What needs to be done:
Search the data below for the string "this". Extract every line that contains it.

Figure scripts:
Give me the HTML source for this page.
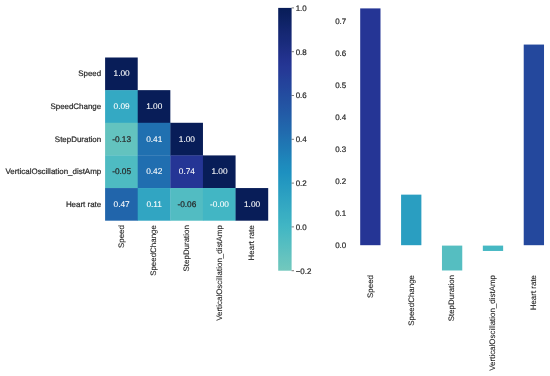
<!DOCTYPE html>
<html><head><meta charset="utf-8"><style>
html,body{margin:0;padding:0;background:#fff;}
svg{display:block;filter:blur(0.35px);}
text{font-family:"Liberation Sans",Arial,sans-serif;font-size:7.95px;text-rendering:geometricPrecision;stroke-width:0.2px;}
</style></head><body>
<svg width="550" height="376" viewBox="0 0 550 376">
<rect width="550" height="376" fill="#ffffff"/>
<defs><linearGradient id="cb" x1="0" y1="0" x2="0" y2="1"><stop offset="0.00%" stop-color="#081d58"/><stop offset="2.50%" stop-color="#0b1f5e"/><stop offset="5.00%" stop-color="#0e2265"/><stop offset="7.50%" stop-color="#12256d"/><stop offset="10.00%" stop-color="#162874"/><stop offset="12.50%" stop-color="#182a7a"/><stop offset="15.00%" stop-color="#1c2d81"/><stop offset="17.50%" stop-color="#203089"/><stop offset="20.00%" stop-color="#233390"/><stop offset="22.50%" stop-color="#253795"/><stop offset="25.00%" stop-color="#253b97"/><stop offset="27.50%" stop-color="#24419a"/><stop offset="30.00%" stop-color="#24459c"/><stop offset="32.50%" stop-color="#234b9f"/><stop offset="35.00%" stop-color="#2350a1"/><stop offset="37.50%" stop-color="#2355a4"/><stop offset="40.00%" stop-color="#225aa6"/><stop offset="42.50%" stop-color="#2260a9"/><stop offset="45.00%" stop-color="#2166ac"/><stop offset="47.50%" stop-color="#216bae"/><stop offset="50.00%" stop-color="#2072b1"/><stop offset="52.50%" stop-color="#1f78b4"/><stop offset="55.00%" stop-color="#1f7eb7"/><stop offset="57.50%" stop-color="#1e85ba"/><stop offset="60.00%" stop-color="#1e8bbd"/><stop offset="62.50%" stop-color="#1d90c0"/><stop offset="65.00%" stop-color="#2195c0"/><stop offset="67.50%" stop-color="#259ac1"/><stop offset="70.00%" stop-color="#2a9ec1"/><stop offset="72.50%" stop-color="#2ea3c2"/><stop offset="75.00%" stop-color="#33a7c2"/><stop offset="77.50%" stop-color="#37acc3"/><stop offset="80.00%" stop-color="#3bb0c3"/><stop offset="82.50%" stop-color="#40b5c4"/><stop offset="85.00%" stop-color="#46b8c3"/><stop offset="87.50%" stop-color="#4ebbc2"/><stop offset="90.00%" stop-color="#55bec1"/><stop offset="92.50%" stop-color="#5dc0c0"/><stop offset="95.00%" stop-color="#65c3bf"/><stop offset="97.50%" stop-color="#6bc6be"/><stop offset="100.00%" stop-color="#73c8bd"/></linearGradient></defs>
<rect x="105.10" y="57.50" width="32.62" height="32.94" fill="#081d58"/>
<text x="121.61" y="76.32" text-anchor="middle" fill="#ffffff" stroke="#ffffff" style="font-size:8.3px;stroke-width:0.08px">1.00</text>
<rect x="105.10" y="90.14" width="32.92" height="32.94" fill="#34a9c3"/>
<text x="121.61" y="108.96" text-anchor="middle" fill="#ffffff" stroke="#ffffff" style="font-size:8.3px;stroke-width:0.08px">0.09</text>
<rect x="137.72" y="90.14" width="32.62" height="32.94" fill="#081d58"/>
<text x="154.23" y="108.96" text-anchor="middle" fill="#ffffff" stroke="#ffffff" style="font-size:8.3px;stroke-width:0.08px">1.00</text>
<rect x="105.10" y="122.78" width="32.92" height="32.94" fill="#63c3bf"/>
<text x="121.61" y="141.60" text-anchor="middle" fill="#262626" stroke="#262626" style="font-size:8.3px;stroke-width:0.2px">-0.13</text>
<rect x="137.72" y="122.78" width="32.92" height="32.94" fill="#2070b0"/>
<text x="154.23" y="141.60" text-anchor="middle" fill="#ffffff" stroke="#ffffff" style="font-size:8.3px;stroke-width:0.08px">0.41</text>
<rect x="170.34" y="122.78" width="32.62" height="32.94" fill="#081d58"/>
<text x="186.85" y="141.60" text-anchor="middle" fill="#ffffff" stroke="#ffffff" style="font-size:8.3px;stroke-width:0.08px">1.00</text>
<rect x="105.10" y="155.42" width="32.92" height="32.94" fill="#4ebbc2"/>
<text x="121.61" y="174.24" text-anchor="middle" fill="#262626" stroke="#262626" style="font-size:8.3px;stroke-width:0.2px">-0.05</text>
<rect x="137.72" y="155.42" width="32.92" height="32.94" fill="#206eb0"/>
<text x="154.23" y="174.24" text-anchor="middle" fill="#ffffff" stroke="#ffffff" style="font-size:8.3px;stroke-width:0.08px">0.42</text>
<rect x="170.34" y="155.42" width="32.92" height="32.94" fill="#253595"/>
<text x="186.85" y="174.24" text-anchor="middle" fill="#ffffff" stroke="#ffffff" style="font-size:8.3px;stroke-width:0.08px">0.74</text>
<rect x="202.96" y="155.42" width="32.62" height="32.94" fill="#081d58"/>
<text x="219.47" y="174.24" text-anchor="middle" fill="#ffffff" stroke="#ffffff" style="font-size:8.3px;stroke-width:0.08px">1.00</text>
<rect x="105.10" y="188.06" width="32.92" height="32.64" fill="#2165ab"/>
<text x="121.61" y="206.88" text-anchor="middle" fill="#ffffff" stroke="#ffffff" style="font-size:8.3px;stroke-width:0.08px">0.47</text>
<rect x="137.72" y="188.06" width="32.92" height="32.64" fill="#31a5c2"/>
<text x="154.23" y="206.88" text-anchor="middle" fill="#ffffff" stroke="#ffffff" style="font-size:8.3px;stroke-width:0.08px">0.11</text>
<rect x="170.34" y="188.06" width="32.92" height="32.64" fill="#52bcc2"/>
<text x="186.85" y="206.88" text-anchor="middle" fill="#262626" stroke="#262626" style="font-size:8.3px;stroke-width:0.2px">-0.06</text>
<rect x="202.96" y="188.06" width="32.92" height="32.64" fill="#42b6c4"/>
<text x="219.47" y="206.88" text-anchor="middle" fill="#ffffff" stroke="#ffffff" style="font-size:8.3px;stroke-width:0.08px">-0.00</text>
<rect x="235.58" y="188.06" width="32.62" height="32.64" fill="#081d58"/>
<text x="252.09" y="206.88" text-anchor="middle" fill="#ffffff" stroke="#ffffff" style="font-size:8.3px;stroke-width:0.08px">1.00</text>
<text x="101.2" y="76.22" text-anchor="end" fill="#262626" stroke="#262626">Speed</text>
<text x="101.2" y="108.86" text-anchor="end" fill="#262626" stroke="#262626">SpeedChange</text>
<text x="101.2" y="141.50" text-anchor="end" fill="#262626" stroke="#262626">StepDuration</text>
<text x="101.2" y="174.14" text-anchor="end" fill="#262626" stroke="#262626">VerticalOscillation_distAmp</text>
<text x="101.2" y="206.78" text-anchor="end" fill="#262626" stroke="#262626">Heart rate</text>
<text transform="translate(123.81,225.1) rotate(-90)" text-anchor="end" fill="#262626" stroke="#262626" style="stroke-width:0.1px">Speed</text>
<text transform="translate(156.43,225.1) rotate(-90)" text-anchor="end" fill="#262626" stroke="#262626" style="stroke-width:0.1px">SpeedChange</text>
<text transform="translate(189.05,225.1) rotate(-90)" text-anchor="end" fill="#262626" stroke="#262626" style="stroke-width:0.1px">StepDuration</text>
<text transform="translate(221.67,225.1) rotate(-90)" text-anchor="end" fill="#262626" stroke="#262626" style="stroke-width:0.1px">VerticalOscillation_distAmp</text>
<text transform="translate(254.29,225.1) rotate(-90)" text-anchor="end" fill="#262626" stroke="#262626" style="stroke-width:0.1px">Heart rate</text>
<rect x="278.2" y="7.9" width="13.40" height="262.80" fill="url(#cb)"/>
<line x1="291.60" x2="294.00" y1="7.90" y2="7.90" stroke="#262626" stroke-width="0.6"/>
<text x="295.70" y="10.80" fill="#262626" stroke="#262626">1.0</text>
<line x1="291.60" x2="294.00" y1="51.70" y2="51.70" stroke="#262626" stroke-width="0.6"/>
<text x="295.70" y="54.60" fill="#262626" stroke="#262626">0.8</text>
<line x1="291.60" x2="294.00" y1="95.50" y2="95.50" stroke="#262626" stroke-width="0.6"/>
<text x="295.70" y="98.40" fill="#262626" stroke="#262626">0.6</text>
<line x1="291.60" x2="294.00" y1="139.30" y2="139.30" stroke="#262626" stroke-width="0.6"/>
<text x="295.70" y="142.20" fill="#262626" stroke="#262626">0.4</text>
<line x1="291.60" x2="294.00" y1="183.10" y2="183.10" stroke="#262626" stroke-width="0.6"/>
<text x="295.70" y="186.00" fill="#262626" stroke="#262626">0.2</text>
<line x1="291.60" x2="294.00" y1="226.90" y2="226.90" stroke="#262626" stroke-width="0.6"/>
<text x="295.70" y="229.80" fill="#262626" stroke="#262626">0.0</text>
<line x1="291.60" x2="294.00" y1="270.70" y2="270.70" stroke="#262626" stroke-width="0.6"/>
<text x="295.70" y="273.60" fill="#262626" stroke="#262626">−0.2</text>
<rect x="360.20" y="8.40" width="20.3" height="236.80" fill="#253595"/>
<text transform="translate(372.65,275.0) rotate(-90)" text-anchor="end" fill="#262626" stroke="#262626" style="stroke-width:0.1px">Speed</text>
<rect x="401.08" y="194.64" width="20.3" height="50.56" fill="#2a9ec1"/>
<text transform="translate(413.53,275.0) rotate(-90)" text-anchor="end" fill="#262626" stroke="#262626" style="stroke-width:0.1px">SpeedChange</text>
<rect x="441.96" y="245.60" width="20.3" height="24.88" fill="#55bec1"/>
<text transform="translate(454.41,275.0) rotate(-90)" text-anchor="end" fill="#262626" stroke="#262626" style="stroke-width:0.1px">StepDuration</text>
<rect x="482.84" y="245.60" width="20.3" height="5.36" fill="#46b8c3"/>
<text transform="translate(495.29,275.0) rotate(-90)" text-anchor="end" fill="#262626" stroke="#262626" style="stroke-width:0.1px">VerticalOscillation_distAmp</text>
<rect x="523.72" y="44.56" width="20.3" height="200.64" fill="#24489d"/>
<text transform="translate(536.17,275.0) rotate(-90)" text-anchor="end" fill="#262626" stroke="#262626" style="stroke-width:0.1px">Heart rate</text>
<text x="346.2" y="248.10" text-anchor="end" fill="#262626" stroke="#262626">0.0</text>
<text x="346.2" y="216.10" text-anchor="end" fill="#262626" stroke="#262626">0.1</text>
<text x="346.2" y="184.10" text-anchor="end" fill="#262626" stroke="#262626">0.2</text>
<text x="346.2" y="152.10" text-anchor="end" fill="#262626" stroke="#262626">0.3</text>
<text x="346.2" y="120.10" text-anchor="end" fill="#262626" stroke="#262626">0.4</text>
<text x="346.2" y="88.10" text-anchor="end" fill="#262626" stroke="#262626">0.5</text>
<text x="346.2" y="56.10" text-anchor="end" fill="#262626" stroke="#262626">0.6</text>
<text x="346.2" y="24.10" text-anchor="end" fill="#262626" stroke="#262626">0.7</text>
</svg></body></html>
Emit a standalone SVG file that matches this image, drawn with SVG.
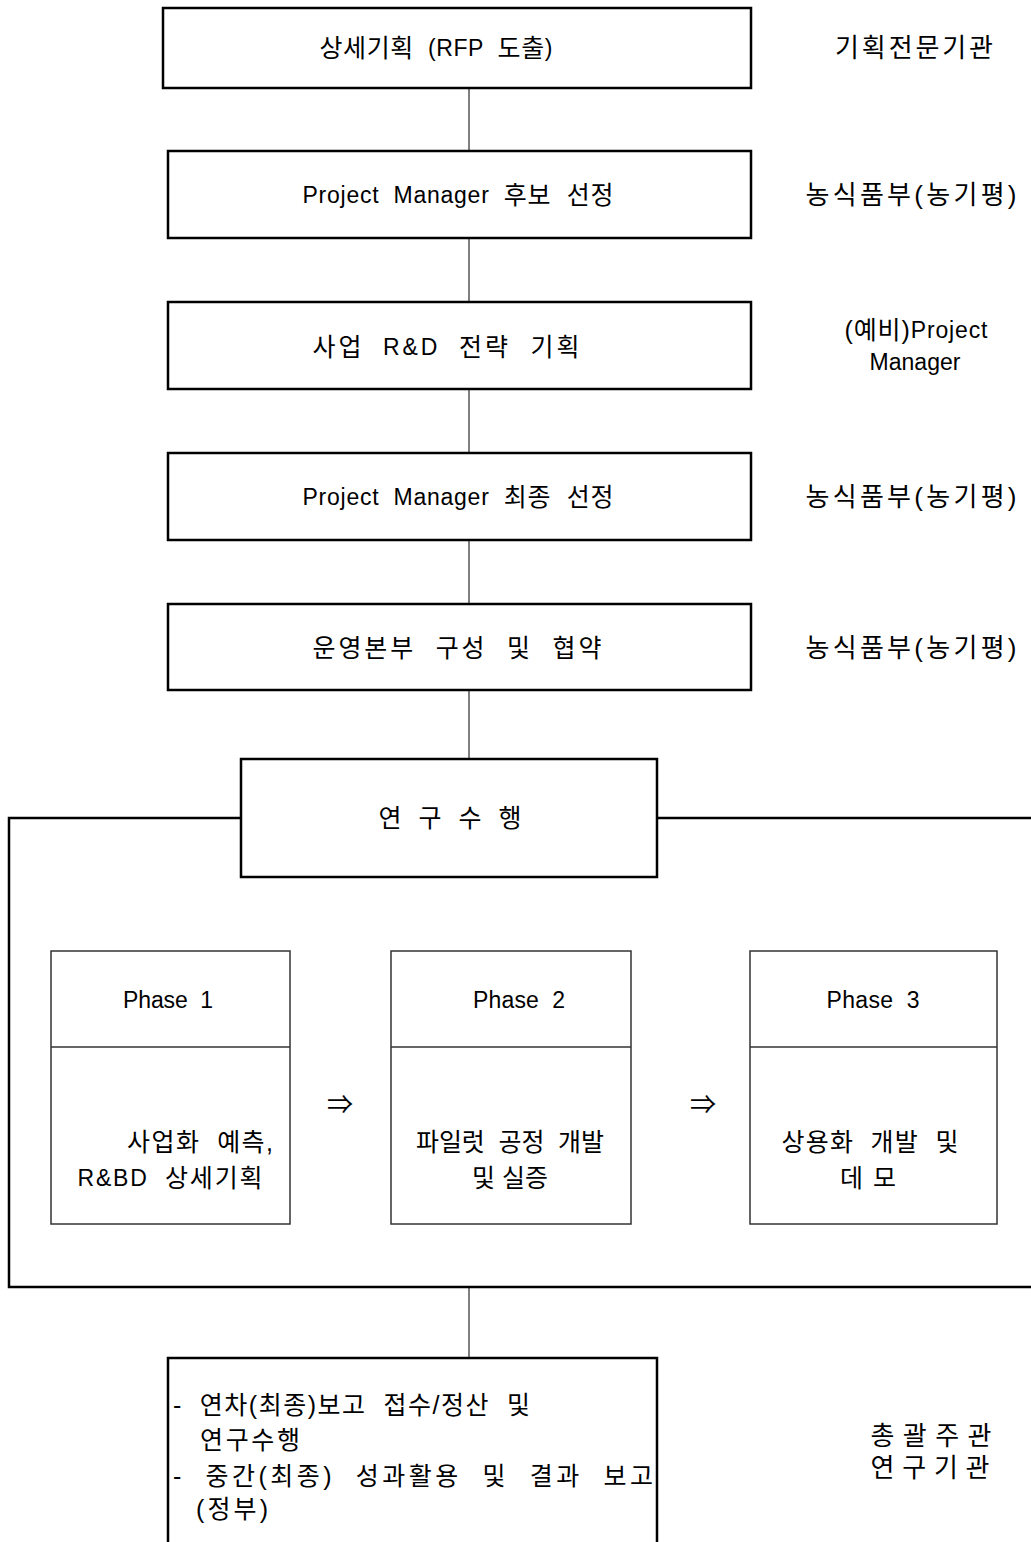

The completed task:
Give me the HTML source for this page.
Emit a standalone SVG file that matches this image, drawn with SVG.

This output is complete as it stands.